Invece le statistiche, come ci informa la stessa autrice, Sara Tarantino, testimoniano qualcosa di molto diverso. La maggioranza schiacciante degli abusi su minori avviene tra le mura di casa, ad opera di figure parentali prossime o meno. Ma quasi mai fanno notizia. E quel che è peggio è il rischio elevato che poi le vittime di abuso diventino potenziali carnefici a loro volta, a causa del trauma irrisolto. Innescando così un drammatico circolo vizioso.

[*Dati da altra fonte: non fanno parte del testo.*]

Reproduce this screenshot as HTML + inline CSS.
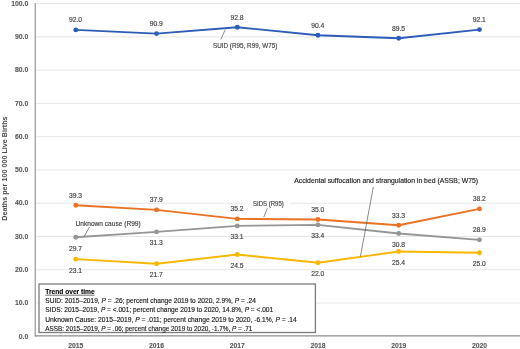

Ecco, “Derubata d’innocenza” cerca di spezzare questa catena. È il tentativo di riscatto di salvezza di normalità che una ragazza compie cercando di affrancarsi dal proprio passato. Una catarsi – che a volte pecca forse d’eccessiva illusione – narrata con discrezione dall’autrice, senza indugi compiaciuti sulla violenza subita dalla protagonista, ma insistendo invece con tenacia sulla rete femminile che la salva e la protegge. Ponendo l’accento quindi sulla forza e sulla solidarietà, che coinvolgono quasi tutte le donne presenti nella storia – non solo la protagonista, ma anche la madre e la nonna materna – unite nell’affrontare il problema dell’abuso.

Contro il silenzio l’indifferenza la sopraffazione psicologica che spesso attorniano il fenomeno pedofilia. La vita deve continuare, non trascinarsi. E grazie alla scrittura ed ai sorrisi ed agli abbracci. Grazie all’amore in definitiva, Sara, la protagonista, potrà forse sganciarsi dal dolore che l’ha tenuta prigioniera troppo a lungo nel castello di Barbablù.

Possa questa essere la speranza, il lieto fine di questa favola nera.